To see if they are equal, we can think about squaring them:
$(3\sqrt{7})^2 = 9 \times 7 = 63$
$(7\sqrt{3})^2 = 49 \times 3 = 147$
Since $63$ is not equal to $147$, $3\sqrt{7}$ is not equal to $7\sqrt{3}$.
5. This means $3\sqrt{7} - 7\sqrt{3}$ is not zero.
6. Since the dot product is not zero, the vectors are not orthogonal.

Alternative answer

Answer: The vectors are not orthogonal. Explain
This is a question about <vector orthogonality> . The solving step is:

To check if two vectors are orthogonal (which means they are perpendicular to each other), we need to calculate their dot product. If the dot product is zero, then the vectors are orthogonal!

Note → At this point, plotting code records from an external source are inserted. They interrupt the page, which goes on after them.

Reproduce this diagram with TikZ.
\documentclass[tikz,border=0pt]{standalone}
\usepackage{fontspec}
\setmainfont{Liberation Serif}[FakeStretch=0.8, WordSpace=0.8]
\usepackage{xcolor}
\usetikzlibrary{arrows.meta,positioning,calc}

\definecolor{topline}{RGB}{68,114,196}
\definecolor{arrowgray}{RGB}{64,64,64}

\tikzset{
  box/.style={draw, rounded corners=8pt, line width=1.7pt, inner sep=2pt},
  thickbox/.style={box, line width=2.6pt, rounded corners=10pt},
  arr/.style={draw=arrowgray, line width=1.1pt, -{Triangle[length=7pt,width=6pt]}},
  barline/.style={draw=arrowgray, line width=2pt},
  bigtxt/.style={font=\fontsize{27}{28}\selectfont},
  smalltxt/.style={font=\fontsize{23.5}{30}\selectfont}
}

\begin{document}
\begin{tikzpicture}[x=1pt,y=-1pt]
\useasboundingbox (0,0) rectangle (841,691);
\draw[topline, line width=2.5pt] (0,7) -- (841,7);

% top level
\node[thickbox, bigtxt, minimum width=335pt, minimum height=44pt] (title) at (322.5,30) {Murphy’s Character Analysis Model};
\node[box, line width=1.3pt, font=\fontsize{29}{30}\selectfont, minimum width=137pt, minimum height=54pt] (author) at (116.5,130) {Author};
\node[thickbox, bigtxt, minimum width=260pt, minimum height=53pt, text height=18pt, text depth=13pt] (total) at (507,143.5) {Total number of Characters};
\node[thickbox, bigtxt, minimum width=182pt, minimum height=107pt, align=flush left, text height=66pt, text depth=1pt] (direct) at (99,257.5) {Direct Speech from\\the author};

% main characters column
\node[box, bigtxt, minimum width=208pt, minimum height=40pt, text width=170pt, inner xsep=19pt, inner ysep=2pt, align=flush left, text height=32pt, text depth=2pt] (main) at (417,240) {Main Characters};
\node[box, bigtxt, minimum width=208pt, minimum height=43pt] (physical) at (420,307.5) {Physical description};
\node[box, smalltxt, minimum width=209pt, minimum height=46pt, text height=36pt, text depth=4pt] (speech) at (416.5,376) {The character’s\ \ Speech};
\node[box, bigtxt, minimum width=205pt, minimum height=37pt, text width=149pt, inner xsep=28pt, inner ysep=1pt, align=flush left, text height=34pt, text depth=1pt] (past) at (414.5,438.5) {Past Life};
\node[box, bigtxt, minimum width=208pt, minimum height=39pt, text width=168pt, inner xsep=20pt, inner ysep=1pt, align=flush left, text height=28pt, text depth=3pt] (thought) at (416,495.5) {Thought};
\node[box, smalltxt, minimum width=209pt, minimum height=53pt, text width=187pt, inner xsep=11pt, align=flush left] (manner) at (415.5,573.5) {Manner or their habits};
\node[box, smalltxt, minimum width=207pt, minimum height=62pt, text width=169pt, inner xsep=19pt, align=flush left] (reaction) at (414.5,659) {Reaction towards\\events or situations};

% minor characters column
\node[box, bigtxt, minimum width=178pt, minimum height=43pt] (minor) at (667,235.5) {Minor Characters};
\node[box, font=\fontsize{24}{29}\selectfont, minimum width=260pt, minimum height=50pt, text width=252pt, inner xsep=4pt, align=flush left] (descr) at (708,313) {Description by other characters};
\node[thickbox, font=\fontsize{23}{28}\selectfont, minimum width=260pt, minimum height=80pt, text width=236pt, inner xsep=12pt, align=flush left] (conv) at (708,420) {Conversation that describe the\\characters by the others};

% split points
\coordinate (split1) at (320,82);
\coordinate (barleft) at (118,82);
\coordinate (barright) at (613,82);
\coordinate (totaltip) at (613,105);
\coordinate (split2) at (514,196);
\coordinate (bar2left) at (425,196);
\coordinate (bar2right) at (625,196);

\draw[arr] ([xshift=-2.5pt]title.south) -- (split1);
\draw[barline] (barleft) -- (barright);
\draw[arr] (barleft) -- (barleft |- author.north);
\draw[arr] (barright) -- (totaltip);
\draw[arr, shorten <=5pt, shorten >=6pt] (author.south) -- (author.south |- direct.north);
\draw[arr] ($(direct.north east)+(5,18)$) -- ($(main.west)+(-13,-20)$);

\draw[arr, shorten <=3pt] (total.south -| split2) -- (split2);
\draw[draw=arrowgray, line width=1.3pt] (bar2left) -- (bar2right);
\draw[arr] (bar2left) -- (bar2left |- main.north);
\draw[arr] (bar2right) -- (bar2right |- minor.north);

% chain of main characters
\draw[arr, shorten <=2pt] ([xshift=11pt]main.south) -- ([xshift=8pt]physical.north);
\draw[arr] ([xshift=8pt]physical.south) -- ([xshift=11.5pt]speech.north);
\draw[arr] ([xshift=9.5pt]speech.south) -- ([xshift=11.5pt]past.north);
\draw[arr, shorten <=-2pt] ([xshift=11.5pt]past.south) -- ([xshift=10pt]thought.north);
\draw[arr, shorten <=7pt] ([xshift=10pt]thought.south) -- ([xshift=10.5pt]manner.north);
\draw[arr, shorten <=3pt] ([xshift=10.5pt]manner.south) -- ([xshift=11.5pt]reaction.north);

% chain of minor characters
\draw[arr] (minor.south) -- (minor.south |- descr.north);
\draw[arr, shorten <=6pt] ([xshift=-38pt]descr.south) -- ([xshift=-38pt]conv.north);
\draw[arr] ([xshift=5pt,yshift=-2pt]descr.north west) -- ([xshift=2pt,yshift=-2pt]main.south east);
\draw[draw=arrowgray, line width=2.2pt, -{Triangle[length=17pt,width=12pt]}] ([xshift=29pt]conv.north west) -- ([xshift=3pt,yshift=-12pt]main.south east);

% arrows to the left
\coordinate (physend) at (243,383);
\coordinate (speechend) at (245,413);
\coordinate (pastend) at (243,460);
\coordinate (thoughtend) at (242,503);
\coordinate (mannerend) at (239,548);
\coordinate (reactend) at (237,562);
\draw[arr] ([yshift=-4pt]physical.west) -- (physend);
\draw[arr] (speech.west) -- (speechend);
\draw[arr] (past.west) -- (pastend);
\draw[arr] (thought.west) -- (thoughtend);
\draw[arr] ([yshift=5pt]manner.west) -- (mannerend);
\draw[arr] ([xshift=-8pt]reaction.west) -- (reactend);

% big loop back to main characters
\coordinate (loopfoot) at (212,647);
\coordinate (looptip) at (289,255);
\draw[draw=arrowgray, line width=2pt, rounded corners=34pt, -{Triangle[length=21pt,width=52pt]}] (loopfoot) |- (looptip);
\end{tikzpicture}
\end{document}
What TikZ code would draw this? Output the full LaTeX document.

Our two vectors are $\langle\sqrt{7},-\sqrt{3}\rangle$ and $\langle 3,7\rangle$.

To find the dot product, we multiply the first numbers of each vector together, and multiply the second numbers of each vector together, and then add those two results.

So, for these vectors:
$(\sqrt{7} \times 3) + (-\sqrt{3} \times 7)$
$= 3\sqrt{7} - 7\sqrt{3}$

Now, we need to see if $3\sqrt{7} - 7\sqrt{3}$ is equal to zero.
Since $\sqrt{7}$ and $\sqrt{3}$ are different numbers, and neither is zero, $3\sqrt{7}$ and $7\sqrt{3}$ are not the same value. For example, $\sqrt{7}$ is about 2.6 and $\sqrt{3}$ is about 1.7.
$3 \times 2.6 = 7.8$
$7 \times 1.7 = 11.9$
So, $7.8 - 11.9$ is definitely not zero.

Since the dot product is not zero, the vectors are not orthogonal.

Alternative answer

Answer: No, the vectors are not orthogonal. Explain
This is a question about orthogonal vectors and the dot product . The solving step is:

To check if two vectors are orthogonal, we just need to find their "dot product." If the dot product is zero, then they are orthogonal (which means they make a perfect right angle with each other!).

Let's call our first vector $\vec{a} = \langle\sqrt{7},-\sqrt{3}\rangle$ and our second vector $\vec{b} = \langle 3,7\rangle$.

To find the dot product of two vectors like $\langle x_1, y_1 \rangle$ and $\langle x_2, y_2 \rangle$, we multiply the x-parts together, multiply the y-parts together, and then add those two results.
So, for our vectors:
1. Multiply the x-parts: $\sqrt{7} \times 3 = 3\sqrt{7}$.
2. Multiply the y-parts: $-\sqrt{3} \times 7 = -7\sqrt{3}$.
3. Add these two results together: $3\sqrt{7} + (-7\sqrt{3}) = 3\sqrt{7} - 7\sqrt{3}$.

Now we need to see if $3\sqrt{7} - 7\sqrt{3}$ equals zero.
Let's think about this:
$\sqrt{7}$ is about 2.64. So $3\sqrt{7}$ is about $3 \times 2.64 = 7.92$.
$\sqrt{3}$ is about 1.73. So $7\sqrt{3}$ is about $7 \times 1.73 = 12.11$.
When we subtract $7.92 - 12.11$, we definitely don't get zero.

Since $3\sqrt{7} - 7\sqrt{3}$ is not zero, the vectors are not orthogonal.